→ Records for the task:
+---+
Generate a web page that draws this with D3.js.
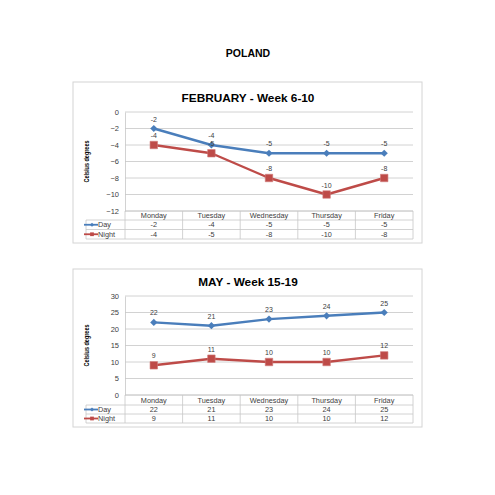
<!DOCTYPE html>
<html>
<head>
<meta charset="utf-8">
<title>Poland temperatures</title>
<script src="https://cdn.jsdelivr.net/npm/d3@7"></script>
<style>
body{ margin:0; background:#fff; }
text{ font-family:"Liberation Sans", Arial, sans-serif; }
</style>
</head>
<body>
<svg id="chart" width="495" height="495"></svg>
<script>

// data
var days = ["Monday", "Tuesday", "Wednesday", "Thursday", "Friday"];
var seriesNames = ["Day", "Night"];
var febDay = [-2, -4, -5, -5, -5];
var febNight = [-4, -5, -8, -10, -8];
var mayDay = [22, 21, 23, 24, 25];
var mayNight = [9, 11, 10, 10, 12];
var febTicks = [0, -2, -4, -6, -8, -10, -12];
var mayTicks = [0, 5, 10, 15, 20, 25, 30];

var colors = ["#4a7ebb", "#be4b48"];
var gridColor = "#c6c6c6";

var svg = d3.select("#chart");

svg.append("text")
	.attr("x", 248)
	.attr("y", 57)
	.attr("text-anchor", "middle")
	.style("font-size", "10.5px")
	.style("font-weight", "bold")
	.text("POLAND");

var boxLeft = 73, boxRight = 422;
var plotLeft = 125, plotRight = 413, tableLeft = 86;

function drawChart(opt){
	var g = svg.append("g");

	// outer frame
	g.append("rect")
		.attr("x", boxLeft).attr("y", opt.boxTop)
		.attr("width", boxRight - boxLeft).attr("height", opt.boxBottom - opt.boxTop)
		.attr("fill", "#fff").attr("stroke", "#d4d4d4").attr("stroke-width", 1);

	g.append("text")
		.attr("x", 248).attr("y", opt.titleY)
		.attr("text-anchor", "middle")
		.style("font-size", "11.8px")
		.style("font-weight", "bold")
		.attr("fill", "#000")
		.text(opt.title);

	var x = d3.scaleBand().domain(days).range([plotLeft, plotRight]);
	var y = d3.scaleLinear().domain(opt.domain).range([opt.plotBottom, opt.plotTop]);

	// gridlines
	g.selectAll(".grid").data(opt.ticks).enter()
		.append("line")
		.attr("x1", plotLeft).attr("x2", plotRight)
		.attr("y1", function(d){ return y(d); })
		.attr("y2", function(d){ return y(d); })
		.attr("stroke", gridColor).attr("stroke-width", 0.8);

	// y axis
	var yAxis = d3.axisLeft(y).tickValues(opt.ticks).tickSize(0).tickPadding(6);
	var ya = g.append("g")
		.attr("transform", "translate(" + plotLeft + ",0)")
		.call(yAxis);
	ya.select(".domain").attr("stroke", gridColor).attr("stroke-width", 0.8);
	ya.selectAll("text")
		.style("font-size", "7.5px")
		.style("font-family", "Liberation Sans, Arial, sans-serif")
		.attr("fill", "#404040");

	g.append("text")
		.attr("transform", "translate(89," + ((opt.plotTop + opt.plotBottom) / 2) + ") rotate(-90)")
		.attr("text-anchor", "middle")
		.style("font-size", "6.8px")
		.style("font-weight", "bold")
		.attr("textLength", 42)
		.attr("lengthAdjust", "spacingAndGlyphs")
		.text("Celsius degrees");

	// data table
	var r = opt.rows;
	var tbl = g.append("g").attr("stroke", gridColor).attr("stroke-width", 0.8);
	tbl.append("line").attr("x1", plotLeft).attr("x2", plotRight).attr("y1", opt.plotBottom).attr("y2", opt.plotBottom);
	r.forEach(function(ry){
		tbl.append("line").attr("x1", tableLeft).attr("x2", plotRight).attr("y1", ry).attr("y2", ry);
	});
	tbl.append("line").attr("x1", tableLeft).attr("x2", tableLeft).attr("y1", r[0]).attr("y2", r[2]);
	var edges = days.map(function(d){ return x(d); }).concat([plotRight]);
	edges.forEach(function(ex){
		tbl.append("line").attr("x1", ex).attr("x2", ex).attr("y1", opt.plotBottom).attr("y2", r[2]);
	});

	g.selectAll(".cat").data(days).enter()
		.append("text")
		.attr("x", function(d){ return x(d) + x.bandwidth() / 2; })
		.attr("y", (opt.plotBottom + r[0]) / 2 + 2.6)
		.attr("text-anchor", "middle")
		.style("font-size", "7.3px")
		.attr("fill", "#404040")
		.text(function(d){ return d; });

	var series = [opt.day, opt.night];

	series.forEach(function(vals, si){
		var ry = (r[si] + r[si + 1]) / 2;
		// legend key
		g.append("line")
			.attr("x1", tableLeft - 2).attr("x2", tableLeft + 12)
			.attr("y1", ry).attr("y2", ry)
			.attr("stroke", colors[si]).attr("stroke-width", 1.8);
		g.append("path")
			.attr("d", d3.symbol(d3.symbolSquare, si === 0 ? 9 : 14)())
			.attr("transform", "translate(" + (tableLeft + 6) + "," + ry + ")" + (si === 0 ? " rotate(45)" : ""))
			.attr("fill", colors[si]);
		g.append("text")
			.attr("x", tableLeft + 12).attr("y", ry + 2.6)
			.style("font-size", "7.3px")
			.attr("fill", "#404040")
			.text(seriesNames[si]);

		g.selectAll(".cell" + si).data(vals).enter()
			.append("text")
			.attr("x", function(d, i){ return x(days[i]) + x.bandwidth() / 2; })
			.attr("y", ry + 2.6)
			.attr("text-anchor", "middle")
			.style("font-size", "7.3px")
			.attr("fill", "#404040")
			.text(function(d){ return d; });
	});

	// lines and markers
	series.forEach(function(vals, si){
		var line = d3.line()
			.x(function(d, i){ return x(days[i]) + x.bandwidth() / 2; })
			.y(function(d){ return y(d); });
		g.append("path")
			.datum(vals)
			.attr("d", line)
			.attr("fill", "none")
			.attr("stroke", colors[si])
			.attr("stroke-width", 2.4)
			.attr("stroke-linejoin", "round");

		g.selectAll(".pt" + si).data(vals).enter()
			.append("path")
			.attr("d", d3.symbol(d3.symbolSquare, si === 0 ? 26 : 56)())
			.attr("transform", function(d, i){
				return "translate(" + (x(days[i]) + x.bandwidth() / 2) + "," + y(d) + ")" + (si === 0 ? " rotate(45)" : "");
			})
			.attr("fill", colors[si])
			.attr("stroke", si === 0 ? "none" : "#d07a78")
			.attr("stroke-width", 0.6);

		g.selectAll(".lbl" + si).data(vals).enter()
			.append("text")
			.attr("x", function(d, i){ return x(days[i]) + x.bandwidth() / 2; })
			.attr("y", function(d){ return y(d) - 7; })
			.attr("text-anchor", "middle")
			.style("font-size", "7px")
			.attr("fill", "#404040")
			.text(function(d){ return d; });
	});
}

drawChart({
	title: "FEBRUARY - Week 6-10",
	boxTop: 82, boxBottom: 243, titleY: 102,
	plotTop: 112, plotBottom: 211,
	rows: [220, 229.5, 239],
	domain: [-12, 0], ticks: febTicks,
	day: febDay, night: febNight
});

drawChart({
	title: "MAY - Week 15-19",
	boxTop: 269, boxBottom: 427, titleY: 286,
	plotTop: 296, plotBottom: 395,
	rows: [405, 414, 423],
	domain: [0, 30], ticks: mayTicks,
	day: mayDay, night: mayNight
});

</script>
</body>
</html>
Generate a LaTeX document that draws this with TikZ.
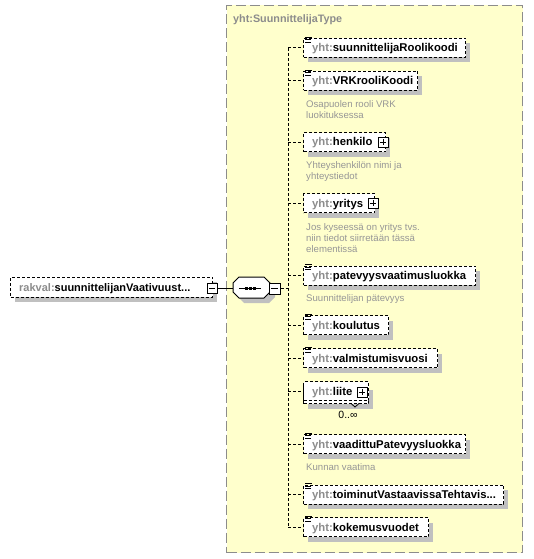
\documentclass[tikz,border=0pt]{standalone}
\usepackage{fontspec}
\setmainfont{Liberation Sans}
\definecolor{yel}{RGB}{255,255,204}
\definecolor{shd}{RGB}{192,192,192}
\definecolor{pfx}{RGB}{140,140,140}
\definecolor{dscgray}{RGB}{150,150,150}
\definecolor{frm}{RGB}{140,140,140}
\tikzset{
 elembox/.style={draw=black, fill=white, line width=1pt, dash pattern=on 3pt off 2pt, minimum height=19pt, inner sep=0pt, anchor=west},
 shadowfill/.style={fill=shd, draw=none},
 nm/.style={font=\fontsize{11.3}{13}\selectfont\bfseries, inner sep=0pt, anchor=base west},
 dsc/.style={font=\fontsize{9.6}{11}\selectfont, text=dscgray, inner sep=0pt, anchor=base west},
 conn/.style={draw=black, line width=1pt, dash pattern=on 3pt off 2pt},
 pmbox/.style={draw=black, solid, fill=white, line width=1pt, minimum size=10pt, inner sep=0pt},
 minusbox/.style={pmbox, path picture={\draw[line width=1pt] ([xshift=2pt]path picture bounding box.west) -- ([xshift=-2pt]path picture bounding box.east);}},
 plusbox/.style={pmbox, path picture={\draw[line width=1pt] ([xshift=2pt]path picture bounding box.west) -- ([xshift=-2pt]path picture bounding box.east) ([yshift=-2pt]path picture bounding box.north) -- ([yshift=2pt]path picture bounding box.south);}},
 icon/.style={draw=black, solid, line width=0.8pt},
 seqbox/.style={draw=none, minimum width=37pt, minimum height=21pt, inner sep=0pt},
 octo/.style={draw=black, fill=white, line width=1pt},
 framebox/.style={draw=frm, fill=yel, line width=1pt, dash pattern=on 10pt off 4pt, inner sep=0pt, anchor=north west},
 ttl/.style={font=\fontsize{10.8}{13}\selectfont\bfseries, text=pfx, inner sep=0pt, anchor=base west},
 mult/.style={font=\fontsize{10.5}{12}\selectfont, inner sep=0pt, anchor=base},
}
\newcommand\elemnode[4]{%
 \fill[shadowfill] (308,#2-4.5) rectangle (#3+5,#2+14.5);
 \node[elembox, minimum width={#3-303}] (#1) at (303,#2) {};
 \node[nm] (#1t) at (312,#2+4) {\textcolor{pfx}{yht:}#4};
 \draw[conn] (spine|-#1.west) -- (#1.west);
}
\newcommand\lineicon[1]{\draw[icon] ([xshift=2pt,yshift=1pt]#1.north west) -- ++(7,0) ([xshift=2pt,yshift=-1.5pt]#1.north west) -- ++(6,0) ([xshift=2pt,yshift=-4pt]#1.north west) -- ++(6,0);}
\newcommand\octagon{(239,277) -- (264,277) -- (270,283) -- (270,292) -- (264,298) -- (239,298) -- (233,292) -- (233,283) -- cycle}
\begin{document}
\begin{tikzpicture}[x=1pt,y=-1pt]
\useasboundingbox (0,0) rectangle (533,559);
\node[framebox, minimum width=296pt, minimum height=547pt] (type) at (226,5) {};
\node[ttl] (title) at (233,23) {yht:SuunnittelijaType};
\coordinate (spine) at (288,0);

\elemnode{c1}{48}{465}{suunnittelijaRoolikoodi}\lineicon{c1}
\elemnode{c2}{81}{417}{VRKrooliKoodi}\lineicon{c2}
\node[dsc] (d2a) at (306,107.5) {Osapuolen rooli VRK};
\node[dsc] (d2b) at (306,119) {luokituksessa};
\elemnode{c3}{142}{385}{henkilo}
\node[plusbox] (c3p) at (383,142) {};
\node[dsc] (d3a) at (306,168.5) {Yhteyshenkilön nimi ja};
\node[dsc] (d3b) at (306,179.5) {yhteystiedot};
\elemnode{c4}{203}{374}{yritys}
\node[plusbox] (c4p) at (373,203) {};
\node[dsc] (d4a) at (306,230.5) {Jos kyseessä on yritys tvs.};
\node[dsc] (d4b) at (306,241.5) {niin tiedot siirretään tässä};
\node[dsc] (d4c) at (306,252.5) {elementissä};
\elemnode{c5}{275.5}{475}{patevyysvaatimusluokka}\lineicon{c5}
\node[dsc] (d5a) at (306,301) {Suunnittelijan pätevyys};
\elemnode{c6}{325}{388}{koulutus}\lineicon{c6}
\elemnode{c7}{358}{437}{valmistumisvuosi}\lineicon{c7}
\fill[shadowfill] (308,389.5) rectangle (373,408.5);
\node[elembox, minimum width=65pt] (c8b) at (303,394) {};
\node[elembox, minimum width=65pt] (c8) at (303,391) {};
\node[nm] (c8t) at (312,395) {\textcolor{pfx}{yht:}liite};
\draw[conn] (spine|-c8.west) -- (c8.west);
\node[plusbox] (c8p) at (362,392) {};
\draw[line width=0.8pt] (351,403.5) -- (355,407) -- (359,403.5);
\node[mult] (c8m) at (348,418) {0..∞};
\elemnode{c9}{444}{465}{vaadittuPatevyysluokka}\lineicon{c9}
\node[dsc] (d9a) at (306,470.5) {Kunnan vaatima};
\elemnode{c10}{494.5}{503}{toiminutVastaavissaTehtavis...}\lineicon{c10}
\elemnode{c11}{527}{428}{kokemusvuodet}\lineicon{c11}
\draw[conn] (spine|-c1.west) -- (spine|-c11.west);

\fill[shadowfill] (15,282) rectangle (217,302);
\node[elembox, minimum width=202pt, minimum height=20pt] (root) at (10,287) {};
\node[nm, font=\fontsize{11}{13}\selectfont\bfseries] (roott) at (19,291) {\textcolor{pfx}{rakval:}suunnittelijanVaativuust...};
\node[minusbox] (rootm) at (212,288) {};
\fill[shadowfill, shift={(5,5)}] \octagon;
\node[seqbox] (seq) at (251.5,287.5) {};
\draw[octo] \octagon;
\draw[line width=1pt] (239,288) -- (261,288);
\fill (246.5,288) +(-1.5,-1.5) rectangle +(1.5,1.5);
\fill (250.5,288) +(-1.5,-1.5) rectangle +(1.5,1.5);
\fill (254.5,288) +(-1.5,-1.5) rectangle +(1.5,1.5);
\node[minusbox, minimum size=11pt] (seqm) at (274.5,288.5) {};
\draw[line width=1pt] (rootm.east) -- (rootm.east -| seq.west);
\draw[conn] (seqm.east) -- (spine|-seqm.east);
\end{tikzpicture}
\end{document}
+---+
→ Your objective:
Find and count the lines of the data that include the string "draws", and report that figure by itself.

→ Result:
2